Sunday, December 10, 2006

I've been lost in my own thoughts



Seems like I've been so busy with the other things in life that I haven't been sharing with my friends what has been rambling through my mind, and there has been a lot. One of the things I was wondering was how Imperial Storm Troopers ..... well relieve them selves. My answer was a simple Google image search away. As you can see in the picture to the left a Imperial Storm Trooper in the pooper finding relief. I hope this was taken from some sort of Storm Trooper instruction manual and isn't some sort of low life voyuer cam shot.
I've often wondered about Joseph the husband of Mary, the mother of Jesus, and what kind of guy he was. Must of been a pretty good guy, he married a girl that was pregnant with sombody elses baby. He worried about Jesus when he was a boy and got lost. He taught Jesus how to be a carpenter, but he probabily didn't understand what Jesus was ment to be. And what happened to him?

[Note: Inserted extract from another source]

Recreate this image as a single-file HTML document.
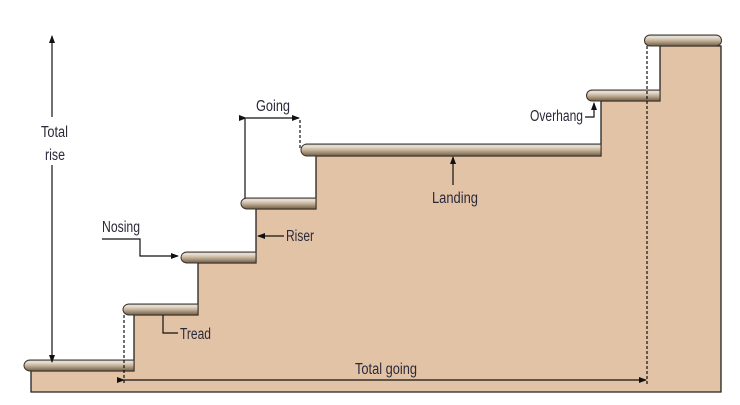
<!DOCTYPE html>
<html><head><meta charset="utf-8"><style>
html,body{margin:0;padding:0;background:#fff;width:740px;height:405px;overflow:hidden}
text{font-family:"Liberation Sans",sans-serif;font-size:15.5px;fill:#2a2a3a}
</style></head><body>
<svg width="740" height="405" viewBox="0 0 740 405" xmlns="http://www.w3.org/2000/svg">
<defs>
<linearGradient id="g" x1="0" y1="0" x2="0" y2="1">
<stop offset="0" stop-color="#8f8f8f"/>
<stop offset="0.15" stop-color="#ece8e0"/>
<stop offset="0.5" stop-color="#c7b49a"/>
<stop offset="1" stop-color="#6e5d48"/>
</linearGradient>
<marker id="a" markerWidth="8" markerHeight="8" refX="7" refY="4" orient="auto" markerUnits="userSpaceOnUse">
<path d="M0,1 L8,4 L0,7 z" fill="#111"/></marker>
</defs>
<path d="M31,371 L134,371 L134,315 L198,315 L198,263 L256,263 L256,209 L316,209 L316,156 L601,156 L601,101 L660,101 L660,46 L721,46 L721,392 L31,392 Z" fill="#e3c3a6" stroke="#222" stroke-width="1.3"/>
<g fill="url(#g)" stroke="#3a3026" stroke-width="1">
<path d="M30,360 H134 V371 H30 A6,5.5 0 0 1 30,360 Z"/>
<path d="M129,304 H198 V315 H129 A6,5.5 0 0 1 129,304 Z"/>
<path d="M187,252 H256 V263 H187 A6,5.5 0 0 1 187,252 Z"/>
<path d="M247,198 H316 V209 H247 A6,5.5 0 0 1 247,198 Z"/>
<path d="M307,144 H601 V156 H307 A6,6 0 0 1 307,144 Z"/>
<path d="M592,90 H660 V101 H592 A5.5,5.5 0 0 1 592,90 Z"/>
<path d="M650,35 H716 A5.5,5.5 0 0 1 716,46 H650 A5.5,5.5 0 0 1 650,35 Z"/>
</g>
<g stroke="#111" stroke-width="1.2" fill="none">
<line x1="52" y1="117" x2="52" y2="36" marker-end="url(#a)"/>
<line x1="52" y1="165" x2="52" y2="362" marker-end="url(#a)"/>
<line x1="124" y1="315" x2="124" y2="384" stroke-dasharray="3,2"/>
<line x1="647" y1="46" x2="647" y2="384" stroke-dasharray="3,2"/>
<line x1="124" y1="380" x2="646" y2="380" marker-start="url(#a)" marker-end="url(#a)"/>
<line x1="245" y1="198" x2="245" y2="118"/>
<line x1="300" y1="148" x2="300" y2="118" stroke-dasharray="3,2"/>
<line x1="246" y1="118" x2="299" y2="118" marker-start="url(#a)" marker-end="url(#a)"/>
<line x1="453" y1="185" x2="453" y2="157" marker-end="url(#a)"/>
<line x1="284" y1="236" x2="258" y2="236" marker-end="url(#a)"/>
<polyline points="102,239 140,239 140,256 178,256" marker-end="url(#a)"/>
<polyline points="163,315 163,333 178,333"/>
<polyline points="585,117 594,117 594,103" marker-end="url(#a)"/>
</g>
<text x="41" y="137" textLength="27" lengthAdjust="spacingAndGlyphs">Total</text>
<text x="45" y="160" textLength="20" lengthAdjust="spacingAndGlyphs">rise</text>
<text x="256" y="111" textLength="34" lengthAdjust="spacingAndGlyphs">Going</text>
<text x="432" y="203" textLength="46" lengthAdjust="spacingAndGlyphs">Landing</text>
<text x="286" y="241" textLength="28" lengthAdjust="spacingAndGlyphs">Riser</text>
<text x="102" y="232" textLength="38" lengthAdjust="spacingAndGlyphs">Nosing</text>
<text x="180" y="339" textLength="31" lengthAdjust="spacingAndGlyphs">Tread</text>
<text x="530" y="121" textLength="53" lengthAdjust="spacingAndGlyphs">Overhang</text>
<text x="355" y="374" textLength="62" lengthAdjust="spacingAndGlyphs">Total going</text>
</svg>
</body></html>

Did he get sick and die, or did he just go off in the middle of the night for some camel milk and some smokes? Smokes could have beem Camel's too ,( sorry just had to do it. Forgive me Yambar).
Would Jesus have liked me if I was alive when He was? What if I was Zacchaeaus up in the tree trying to get a glimps of Christ. Would he have said that he wanted me to come down so he could come to my house,(Luke 19:5), or would He have just said to come down before I fall down.
I'll bet he would have liked me. I have been told I am a likeable guy, and my ADD is at least on par with the disciples so I have that going for me. What I mean by that is that He told them things, and taught them things, and even upto the end they didn't quite grasp it. Kinda sucks to be human when your in the presence of the Devine.
I've been wondering why I never feel smart.
I've been wondering why it's so easy to live in the world, but not so easy to not give into the worldly ways? Is it because we don't pray enough? I have a friend that says often we don't recieve because we don't ask, maybe I need to ask for help in resisting worldly ways.
I've been wondering if Iran's president, Mahmoud Ahmadinejad, will prove to be the anti-christ.

I've been wondering why mothers and daughters argue so much.
I've been wondering why I haven't blogged more.
Well that's all for now. Hope it makes sence to you 'cause right now it makes sence to me.